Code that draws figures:
-- Begin --

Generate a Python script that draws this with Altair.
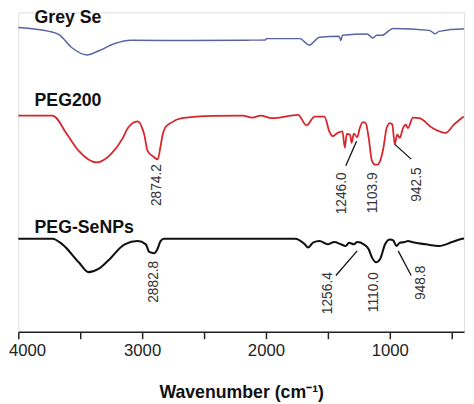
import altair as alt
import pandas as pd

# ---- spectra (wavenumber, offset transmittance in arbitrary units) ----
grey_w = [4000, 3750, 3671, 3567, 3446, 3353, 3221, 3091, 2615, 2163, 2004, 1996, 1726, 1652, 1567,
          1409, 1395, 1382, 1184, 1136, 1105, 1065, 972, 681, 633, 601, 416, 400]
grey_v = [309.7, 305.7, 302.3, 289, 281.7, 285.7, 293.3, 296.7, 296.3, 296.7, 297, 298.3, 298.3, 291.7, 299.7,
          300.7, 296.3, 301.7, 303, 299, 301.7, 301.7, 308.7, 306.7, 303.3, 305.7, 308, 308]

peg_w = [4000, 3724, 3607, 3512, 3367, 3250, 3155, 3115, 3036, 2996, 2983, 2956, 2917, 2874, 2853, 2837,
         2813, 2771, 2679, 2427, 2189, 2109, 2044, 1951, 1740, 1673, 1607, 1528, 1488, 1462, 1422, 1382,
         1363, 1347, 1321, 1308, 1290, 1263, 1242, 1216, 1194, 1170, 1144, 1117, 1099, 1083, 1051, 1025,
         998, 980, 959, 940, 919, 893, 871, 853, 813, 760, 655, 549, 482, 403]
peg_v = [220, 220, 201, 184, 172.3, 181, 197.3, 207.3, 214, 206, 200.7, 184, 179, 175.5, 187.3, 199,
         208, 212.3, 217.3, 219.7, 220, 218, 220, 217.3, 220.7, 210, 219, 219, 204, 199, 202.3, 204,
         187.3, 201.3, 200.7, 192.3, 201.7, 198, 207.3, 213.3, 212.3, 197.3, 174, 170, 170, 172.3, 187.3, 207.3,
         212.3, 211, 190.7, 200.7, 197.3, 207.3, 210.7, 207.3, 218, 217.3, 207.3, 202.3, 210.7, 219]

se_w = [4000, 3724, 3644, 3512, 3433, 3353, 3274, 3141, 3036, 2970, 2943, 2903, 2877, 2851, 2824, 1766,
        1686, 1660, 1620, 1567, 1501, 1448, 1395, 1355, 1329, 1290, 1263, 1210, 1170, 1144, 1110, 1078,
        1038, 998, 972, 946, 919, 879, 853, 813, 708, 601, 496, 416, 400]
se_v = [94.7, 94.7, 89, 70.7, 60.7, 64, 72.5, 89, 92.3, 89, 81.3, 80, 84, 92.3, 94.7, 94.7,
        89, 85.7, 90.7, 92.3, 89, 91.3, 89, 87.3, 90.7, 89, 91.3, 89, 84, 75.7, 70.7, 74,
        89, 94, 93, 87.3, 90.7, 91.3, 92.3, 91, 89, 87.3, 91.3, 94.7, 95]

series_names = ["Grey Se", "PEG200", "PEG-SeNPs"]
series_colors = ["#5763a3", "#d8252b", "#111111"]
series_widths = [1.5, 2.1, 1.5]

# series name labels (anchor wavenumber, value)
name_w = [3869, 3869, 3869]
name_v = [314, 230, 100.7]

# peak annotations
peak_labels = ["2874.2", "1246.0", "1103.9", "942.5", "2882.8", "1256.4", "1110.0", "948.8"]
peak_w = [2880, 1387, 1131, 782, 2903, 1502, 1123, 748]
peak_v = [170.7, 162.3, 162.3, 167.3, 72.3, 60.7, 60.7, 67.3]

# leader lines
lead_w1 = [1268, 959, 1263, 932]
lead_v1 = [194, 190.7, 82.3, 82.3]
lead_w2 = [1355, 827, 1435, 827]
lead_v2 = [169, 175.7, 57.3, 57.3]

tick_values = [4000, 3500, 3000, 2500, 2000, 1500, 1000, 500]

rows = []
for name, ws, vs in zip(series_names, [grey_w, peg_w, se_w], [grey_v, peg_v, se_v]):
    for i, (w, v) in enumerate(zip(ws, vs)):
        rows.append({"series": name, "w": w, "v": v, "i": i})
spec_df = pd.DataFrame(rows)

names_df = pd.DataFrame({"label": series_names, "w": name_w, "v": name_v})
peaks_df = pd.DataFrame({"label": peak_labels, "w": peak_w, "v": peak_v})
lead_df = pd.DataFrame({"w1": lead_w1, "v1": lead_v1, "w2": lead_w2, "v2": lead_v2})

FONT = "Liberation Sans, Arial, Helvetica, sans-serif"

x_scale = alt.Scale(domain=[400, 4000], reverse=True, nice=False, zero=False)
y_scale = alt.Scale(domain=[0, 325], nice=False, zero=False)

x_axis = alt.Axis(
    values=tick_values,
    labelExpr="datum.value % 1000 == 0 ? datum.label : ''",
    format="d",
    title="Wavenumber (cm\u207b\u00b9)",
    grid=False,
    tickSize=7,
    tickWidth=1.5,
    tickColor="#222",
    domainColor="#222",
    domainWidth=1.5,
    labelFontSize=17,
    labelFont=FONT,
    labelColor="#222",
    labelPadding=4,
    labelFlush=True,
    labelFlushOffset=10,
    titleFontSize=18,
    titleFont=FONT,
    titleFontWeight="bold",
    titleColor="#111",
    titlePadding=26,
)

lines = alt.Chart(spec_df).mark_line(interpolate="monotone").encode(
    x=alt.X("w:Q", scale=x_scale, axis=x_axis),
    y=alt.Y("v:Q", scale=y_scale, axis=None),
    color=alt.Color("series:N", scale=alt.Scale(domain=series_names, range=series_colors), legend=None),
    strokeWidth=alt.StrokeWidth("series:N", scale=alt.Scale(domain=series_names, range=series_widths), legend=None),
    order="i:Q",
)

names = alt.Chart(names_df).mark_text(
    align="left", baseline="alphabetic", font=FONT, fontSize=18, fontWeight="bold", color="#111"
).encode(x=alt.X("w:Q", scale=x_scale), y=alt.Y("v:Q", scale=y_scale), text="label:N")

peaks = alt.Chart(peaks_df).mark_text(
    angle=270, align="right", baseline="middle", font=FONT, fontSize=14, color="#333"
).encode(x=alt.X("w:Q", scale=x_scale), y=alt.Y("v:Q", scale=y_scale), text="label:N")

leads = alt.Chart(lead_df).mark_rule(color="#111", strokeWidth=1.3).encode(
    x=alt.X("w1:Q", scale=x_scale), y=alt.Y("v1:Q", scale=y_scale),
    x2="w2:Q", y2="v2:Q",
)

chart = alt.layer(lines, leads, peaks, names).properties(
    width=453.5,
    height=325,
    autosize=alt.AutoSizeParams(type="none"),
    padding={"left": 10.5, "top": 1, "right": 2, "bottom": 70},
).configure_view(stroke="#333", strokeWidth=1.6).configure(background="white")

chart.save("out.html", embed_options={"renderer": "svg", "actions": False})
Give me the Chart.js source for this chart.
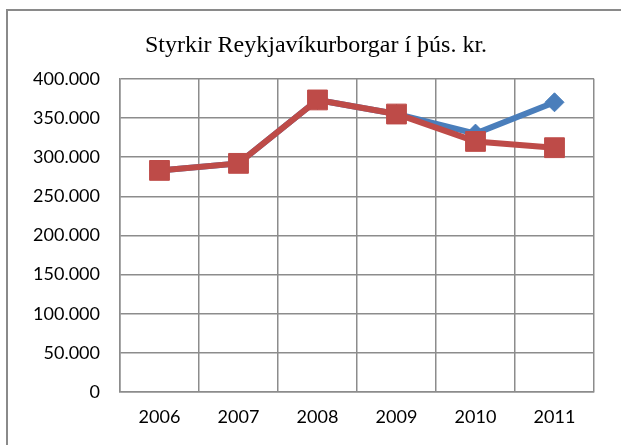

-- End --

EXERCISE DESCRIPTION:
Write the lines above out again exactly, without any of their pictures.

RESPONSE BELOW:
Generate a Python script that draws this with Altair.
import altair as alt
import pandas as pd

# ---- spectra (wavenumber, offset transmittance in arbitrary units) ----
grey_w = [4000, 3750, 3671, 3567, 3446, 3353, 3221, 3091, 2615, 2163, 2004, 1996, 1726, 1652, 1567,
          1409, 1395, 1382, 1184, 1136, 1105, 1065, 972, 681, 633, 601, 416, 400]
grey_v = [309.7, 305.7, 302.3, 289, 281.7, 285.7, 293.3, 296.7, 296.3, 296.7, 297, 298.3, 298.3, 291.7, 299.7,
          300.7, 296.3, 301.7, 303, 299, 301.7, 301.7, 308.7, 306.7, 303.3, 305.7, 308, 308]

peg_w = [4000, 3724, 3607, 3512, 3367, 3250, 3155, 3115, 3036, 2996, 2983, 2956, 2917, 2874, 2853, 2837,
         2813, 2771, 2679, 2427, 2189, 2109, 2044, 1951, 1740, 1673, 1607, 1528, 1488, 1462, 1422, 1382,
         1363, 1347, 1321, 1308, 1290, 1263, 1242, 1216, 1194, 1170, 1144, 1117, 1099, 1083, 1051, 1025,
         998, 980, 959, 940, 919, 893, 871, 853, 813, 760, 655, 549, 482, 403]
peg_v = [220, 220, 201, 184, 172.3, 181, 197.3, 207.3, 214, 206, 200.7, 184, 179, 175.5, 187.3, 199,
         208, 212.3, 217.3, 219.7, 220, 218, 220, 217.3, 220.7, 210, 219, 219, 204, 199, 202.3, 204,
         187.3, 201.3, 200.7, 192.3, 201.7, 198, 207.3, 213.3, 212.3, 197.3, 174, 170, 170, 172.3, 187.3, 207.3,
         212.3, 211, 190.7, 200.7, 197.3, 207.3, 210.7, 207.3, 218, 217.3, 207.3, 202.3, 210.7, 219]

se_w = [4000, 3724, 3644, 3512, 3433, 3353, 3274, 3141, 3036, 2970, 2943, 2903, 2877, 2851, 2824, 1766,
        1686, 1660, 1620, 1567, 1501, 1448, 1395, 1355, 1329, 1290, 1263, 1210, 1170, 1144, 1110, 1078,
        1038, 998, 972, 946, 919, 879, 853, 813, 708, 601, 496, 416, 400]
se_v = [94.7, 94.7, 89, 70.7, 60.7, 64, 72.5, 89, 92.3, 89, 81.3, 80, 84, 92.3, 94.7, 94.7,
        89, 85.7, 90.7, 92.3, 89, 91.3, 89, 87.3, 90.7, 89, 91.3, 89, 84, 75.7, 70.7, 74,
        89, 94, 93, 87.3, 90.7, 91.3, 92.3, 91, 89, 87.3, 91.3, 94.7, 95]

series_names = ["Grey Se", "PEG200", "PEG-SeNPs"]
series_colors = ["#5763a3", "#d8252b", "#111111"]
series_widths = [1.5, 2.1, 1.5]

# series name labels (anchor wavenumber, value)
name_w = [3869, 3869, 3869]
name_v = [314, 230, 100.7]

# peak annotations
peak_labels = ["2874.2", "1246.0", "1103.9", "942.5", "2882.8", "1256.4", "1110.0", "948.8"]
peak_w = [2880, 1387, 1131, 782, 2903, 1502, 1123, 748]
peak_v = [170.7, 162.3, 162.3, 167.3, 72.3, 60.7, 60.7, 67.3]

# leader lines
lead_w1 = [1268, 959, 1263, 932]
lead_v1 = [194, 190.7, 82.3, 82.3]
lead_w2 = [1355, 827, 1435, 827]
lead_v2 = [169, 175.7, 57.3, 57.3]

tick_values = [4000, 3500, 3000, 2500, 2000, 1500, 1000, 500]

rows = []
for name, ws, vs in zip(series_names, [grey_w, peg_w, se_w], [grey_v, peg_v, se_v]):
    for i, (w, v) in enumerate(zip(ws, vs)):
        rows.append({"series": name, "w": w, "v": v, "i": i})
spec_df = pd.DataFrame(rows)

names_df = pd.DataFrame({"label": series_names, "w": name_w, "v": name_v})
peaks_df = pd.DataFrame({"label": peak_labels, "w": peak_w, "v": peak_v})
lead_df = pd.DataFrame({"w1": lead_w1, "v1": lead_v1, "w2": lead_w2, "v2": lead_v2})

FONT = "Liberation Sans, Arial, Helvetica, sans-serif"

x_scale = alt.Scale(domain=[400, 4000], reverse=True, nice=False, zero=False)
y_scale = alt.Scale(domain=[0, 325], nice=False, zero=False)

x_axis = alt.Axis(
    values=tick_values,
    labelExpr="datum.value % 1000 == 0 ? datum.label : ''",
    format="d",
    title="Wavenumber (cm\u207b\u00b9)",
    grid=False,
    tickSize=7,
    tickWidth=1.5,
    tickColor="#222",
    domainColor="#222",
    domainWidth=1.5,
    labelFontSize=17,
    labelFont=FONT,
    labelColor="#222",
    labelPadding=4,
    labelFlush=True,
    labelFlushOffset=10,
    titleFontSize=18,
    titleFont=FONT,
    titleFontWeight="bold",
    titleColor="#111",
    titlePadding=26,
)

lines = alt.Chart(spec_df).mark_line(interpolate="monotone").encode(
    x=alt.X("w:Q", scale=x_scale, axis=x_axis),
    y=alt.Y("v:Q", scale=y_scale, axis=None),
    color=alt.Color("series:N", scale=alt.Scale(domain=series_names, range=series_colors), legend=None),
    strokeWidth=alt.StrokeWidth("series:N", scale=alt.Scale(domain=series_names, range=series_widths), legend=None),
    order="i:Q",
)

names = alt.Chart(names_df).mark_text(
    align="left", baseline="alphabetic", font=FONT, fontSize=18, fontWeight="bold", color="#111"
).encode(x=alt.X("w:Q", scale=x_scale), y=alt.Y("v:Q", scale=y_scale), text="label:N")

peaks = alt.Chart(peaks_df).mark_text(
    angle=270, align="right", baseline="middle", font=FONT, fontSize=14, color="#333"
).encode(x=alt.X("w:Q", scale=x_scale), y=alt.Y("v:Q", scale=y_scale), text="label:N")

leads = alt.Chart(lead_df).mark_rule(color="#111", strokeWidth=1.3).encode(
    x=alt.X("w1:Q", scale=x_scale), y=alt.Y("v1:Q", scale=y_scale),
    x2="w2:Q", y2="v2:Q",
)

chart = alt.layer(lines, leads, peaks, names).properties(
    width=453.5,
    height=325,
    autosize=alt.AutoSizeParams(type="none"),
    padding={"left": 10.5, "top": 1, "right": 2, "bottom": 70},
).configure_view(stroke="#333", strokeWidth=1.6).configure(background="white")

chart.save("out.html", embed_options={"renderer": "svg", "actions": False})
Give me the Chart.js source for this chart.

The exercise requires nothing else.